Under the proposal the four banks initially would commit a total of $2 million that would be loaned to poor and middle income households that seek to improve their homes.1 Loans under this program would only be available to households whose gross household income does not exceed the median income for the Baltimore SMA, and would range in amounts from $5,000 to $35,000.

Applications for loans under this program would be reviewed by a loan committee consisting of one representative from each bank. The application will be accepted or rejected based on credit-worthiness criteria agreed on by the four banks. Approved applications would be assigned, on a rotating basis, to one of the banks. Each bank would administrator its "own" loans and collect and keep the interest paid thereon. Any losses that result from approved loans will be shared equally by the four banks. The rates and other terms for these loans will be based on a schedule of maximum rates agreed on by the four banks, and the rate schedule will be modified periodically to reflect market changes. You assert that the purpose of the joint proposal is to provide these loans at below-market rates and that the "common rates and terms [will] represent a more flexible and lenient structure to the borrower than the traditional bank products in the market place."

After careful consideration of the information and assurances that you have provided, the Department of Justice has concluded that it has no present intention of challenging under the antitrust laws the proposed joint lending program outlined in this letter.

You assert that the parties' agreement as to rates and terms is an integral part of a joint venture designed to reduce loan rates for, and thereby increase output to, a segment of the populace. Additionally, you have assured us that the joint venture will not reduce the rivalry between the four banks for any other type of business. Under the present circumstances, we have no reason to disagree with your assertions. There is no indication that the proposed joint venture is designed to cloak anticompetitive activity. Moreover, based on the information that you have provided, the potential consumer benefits of the proposal would appear to outweigh any potential competitive risks.

To the extent that money is lent at below-market rates on relaxed credit standards to a given group of borrowers,2 the resulting loans are riskier than those made at market rates and standards. Since it would be difficult, if not impossible, to predict which of these riskier loans would be defaulted, the sharing of losses may be viewed by each of the four banks as a means of reducing the risk of a large loss. To the extent that risk is reduced, all other things being equal, output should increase and more credit should be made available to persons of modest means than would be the case if the banks acted individually.

In this case the agreement on maximum rates appears clearly ancillary to the sharing of losses. The higher the loan rate, all other things being equal, the higher the risk of default. If an individual bank could raise the interest rates on "its" loans and keep the higher interest earned while sharing the resulting greater loan losses with its co-venturers, it could impose greater risks on the other banks. In such a setting, the utilization of a maximum rate schedule is a not unreasonable means by the joint venturers of reducing the moral hazard under which one could gain by imposing greater risk on the others.

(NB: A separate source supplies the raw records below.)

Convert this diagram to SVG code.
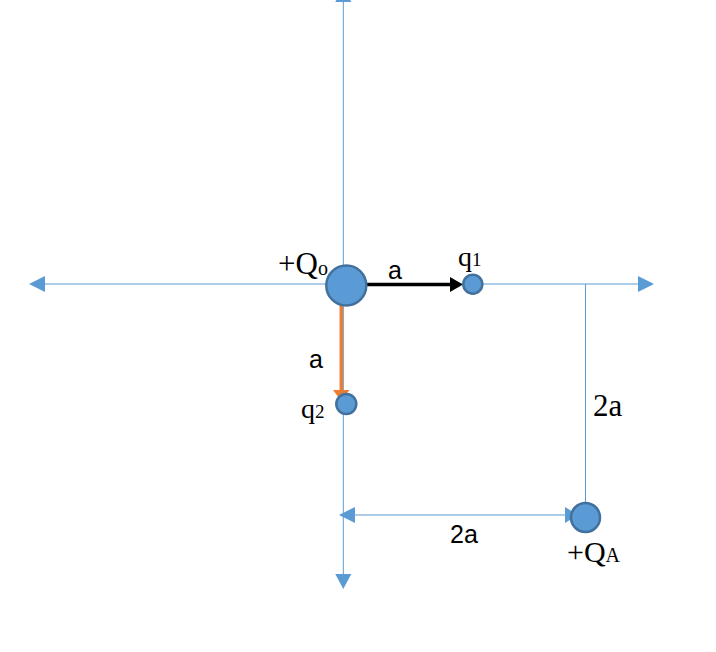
<svg xmlns="http://www.w3.org/2000/svg" width="716" height="652" viewBox="0 0 716 652">
<style>
.ax{stroke:#5b9bd5;stroke-width:1;fill:none}
.ah{fill:#5b9bd5;stroke:none}
.chg{fill:#5b9bd5;stroke:#41719c;stroke-width:2.5}
.serif{font-family:"Liberation Serif","Times New Roman",serif;fill:#000}
.sans{font-family:"Liberation Sans",Arial,sans-serif;fill:#000}
</style>
<rect width="716" height="652" fill="#fff"/>
<g id="connectors">
<line class="ax" x1="45" y1="284" x2="638" y2="284"/>
<polygon class="ah" points="29,284 45,276 45,292"/>
<polygon class="ah" points="654,284 638,276 638,292"/>
<line class="ax" x1="343.3" y1="2" x2="343.3" y2="574"/>
<polygon class="ah" points="343.3,-13 335.3,2 351.3,2"/>
<polygon class="ah" points="343.3,589 335.3,574 351.3,574"/>
<line class="ax" x1="585.5" y1="284" x2="585.5" y2="503"/>
<line class="ax" x1="355" y1="515" x2="565" y2="515"/>
<polygon class="ah" points="339,515 355,507 355,523"/>
<polygon class="ah" points="578,515 565,507 565,523"/>
<line x1="366" y1="284.5" x2="451" y2="284.5" stroke="#000" stroke-width="3.5"/>
<polygon points="463,284.5 450,277 450,292" fill="#000"/>
<line x1="341.3" y1="305" x2="341.3" y2="391" stroke="#ed7d31" stroke-width="3.5"/>
<polygon points="341.3,401 333,390 349.5,390" fill="#ed7d31"/>
<text class="sans" x="388" y="279" font-size="25">a</text>
<text class="sans" x="309" y="368" font-size="25">a</text>
<text class="sans" x="450" y="543" font-size="25">2a</text>
<text class="serif" x="593" y="416" font-size="31">2a</text>
</g>
<g id="Q0">
<circle class="chg" cx="346.3" cy="285.5" r="20"/>
<text class="serif" x="278" y="274" font-size="31">+Q<tspan font-size="20" dy="1">o</tspan></text>
</g>
<g id="q1">
<circle class="chg" cx="472.8" cy="284.2" r="9.5"/>
<text class="serif" x="458" y="266" font-size="28">q<tspan font-size="19">1</tspan></text>
</g>
<g id="q2">
<circle class="chg" cx="346.3" cy="404" r="10"/>
<text class="serif" x="301" y="418" font-size="28">q<tspan font-size="19">2</tspan></text>
</g>
<g id="QA">
<circle class="chg" cx="585.5" cy="517.5" r="14.5"/>
<text class="serif" x="567" y="562" font-size="30">+Q<tspan font-size="20">A</tspan></text>
</g>
</svg>
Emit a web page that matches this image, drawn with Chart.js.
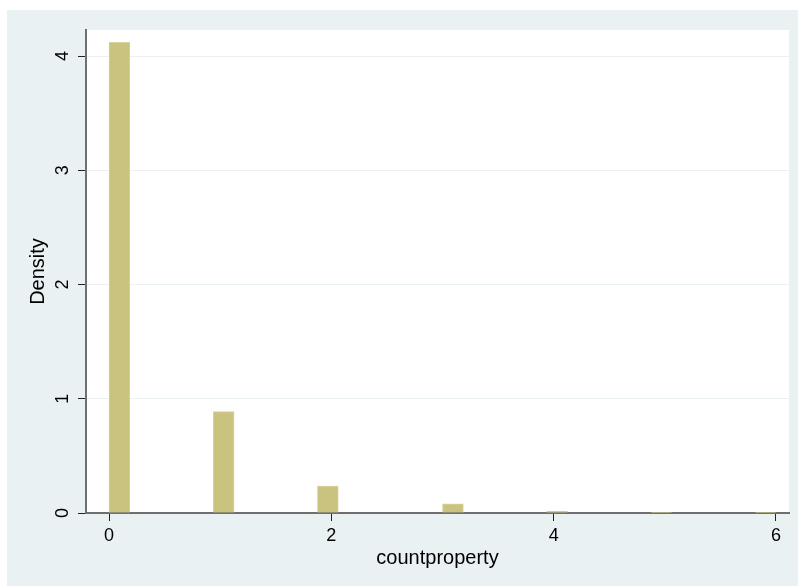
<!DOCTYPE html>
<html>
<head>
<meta charset="utf-8">
<script src="https://cdn.jsdelivr.net/npm/chart.js@4.4.1/dist/chart.umd.min.js"></script>
<style>
  html, body { margin: 0; padding: 0; background: #ffffff; }
  #wrap { width: 798px; height: 586px; }
</style>
</head>
<body>
<div id="wrap"><canvas id="hist" width="798" height="586"></canvas></div>
<script>
// Histogram of countproperty: 32 equal-width bins over [0, 6]
const binLow = 0;
const binHigh = 6;
const density = [
  4.12, 0, 0, 0, 0, 0.887, 0, 0,
  0, 0, 0.236, 0, 0, 0, 0, 0,
  0.08, 0, 0, 0, 0, 0.014, 0, 0,
  0, 0, 0.006, 0, 0, 0, 0, 0.006
];
const xTickValues = [0, 2, 4, 6];
const yTickValues = [0, 1, 2, 3, 4];
const xTitle = 'countproperty';
const yTitle = 'Density';

const binWidth = (binHigh - binLow) / density.length;
const points = density.map((d, i) => ({ x: binLow + binWidth * (i + 0.5), y: d }));

const FONT = '"Liberation Sans", Arial, Helvetica, sans-serif';
const AXIS_GRAY = '#6f6f6f';
const PANEL_BG = '#e9f1f3';

const backdrop = {
  id: 'backdrop',
  beforeDraw(chart) {
    const { ctx, chartArea: a } = chart;
    ctx.save();
    ctx.fillStyle = '#ffffff';
    ctx.fillRect(0, 0, chart.width, chart.height);
    ctx.fillStyle = PANEL_BG;
    ctx.fillRect(7, 10, chart.width - 7, chart.height - 10);
    ctx.fillStyle = '#ffffff';
    ctx.fillRect(a.left, a.top, a.right - a.left, a.bottom - a.top);
    ctx.restore();
  }
};

function keepTicks(values) {
  return (scale) => { scale.ticks = values.map(v => ({ value: v })); };
}

new Chart(document.getElementById('hist'), {
  type: 'bar',
  data: {
    datasets: [{
      data: points,
      backgroundColor: 'rgb(202,195,127)',
      borderColor: 'rgb(216,210,158)',
      borderWidth: 1,
      borderSkipped: 'bottom',
      barPercentage: 1,
      categoryPercentage: 1
    }]
  },
  options: {
    responsive: false,
    animation: false,
    devicePixelRatio: 1,
    layout: { padding: { left: 7, top: 30, right: 9, bottom: 0 } },
    plugins: { legend: { display: false }, tooltip: { enabled: false } },
    scales: {
      x: {
        type: 'linear',
        min: -0.207,
        max: 6.117,
        offset: false,
        afterBuildTicks: keepTicks(xTickValues),
        afterFit: (s) => { s.height = 73; },
        grid: { display: true, offset: false, drawOnChartArea: false, tickLength: 8, tickColor: '#222', tickWidth: 1 },
        border: { display: true, color: AXIS_GRAY, width: 2 },
        ticks: { font: { family: FONT, size: 18 }, color: '#000', padding: 4, maxRotation: 0, autoSkip: false },
        title: { display: true, text: xTitle, font: { family: FONT, size: 20, lineHeight: 1.2 }, color: '#000', padding: { top: 0, bottom: 16 } }
      },
      y: {
        type: 'linear',
        min: 0,
        max: 4.228,
        afterBuildTicks: keepTicks(yTickValues),
        afterFit: (s) => { s.width = 79; },
        grid: {
          color: (c) => (c.tick && c.tick.value > 0 ? PANEL_BG : 'rgba(0,0,0,0)'),
          lineWidth: 1,
          tickLength: 8,
          tickColor: '#222',
          tickWidth: 1
        },
        border: { display: true, color: AXIS_GRAY, width: 2 },
        ticks: { font: { family: FONT, size: 18 }, color: '#000', padding: 10, minRotation: 90, maxRotation: 90, crossAlign: 'center', autoSkip: false },
        title: { display: true, text: yTitle, font: { family: FONT, size: 20, lineHeight: 1.2 }, color: '#000', padding: { top: 19, bottom: 0 } }
      }
    }
  },
  plugins: [backdrop]
});
</script>
</body>
</html>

According to the information that you have provided, the four banks have approximately 11.26 percent, 4.97 percent, 1.03 percent and 0.97 percent of IPC deposits in the country, for a cumulative share of 18.2 percent. Moreover, there are some 50 lending institutions doing business in Anne Arundel County. Under these circumstances, your assertion that the proposed joint venture is not a sham designed to cloak a collective exercise of market power with respect to any class of borrower seems credible on its face.3

The proposed joint venture could have procompetitive effects. If, as a result of risk reduction or other forms of cost savings dependent on joint action, more loans are made than would occur through individual bank lending both the consumer and production goals of the antitrust laws would be well served.

This letter only expresses the Department's current enforcement intention. In accordance with our normal practices, the Department remains free to bring whatever action or proceeding it subsequently comes to believe is required by the public interest if actual operation of any aspect of the proposed joint action proves anticompetitive in purpose or effect.

This statement of the Department's enforcement intentions is made in accordance with the Department's Business Review Procedure, 28 C.F.R. § 50.6. Pursuant to its terms, your business review request and this letter will be made available to the public within 30 days of the date of this letter unless you request that part of the material be withheld in accordance with Paragraph 10(c) of the Business Review Procedure.

  Sincerely,

/S/

Anne K. Bingaman
Assistant Attorney General


FOOTNOTES

1. Farmers National Bank would commit $1 million to the program. Annapolis Bank and Trust would commit $500,000. Annapolis National Bank and Bank of Annapolis would each commit $250,000. If the program is successful, the parties may increase their participation in the future.

2. In this letter, we use the term below-market rates to encompass both the lending of money at lower rates to creditworthy borrowers and the lending of money to those who would not be extended such credit under traditional standards.

3. An agreement to charge less than market rates does not necessarily mean that the rates charged will be at a competitive level or below. A cartel agreement to reduce rates below the existing monopoly or oligopoly level could still yield supra-competitive pricing. There is no evidence, however, that such a situation exists here.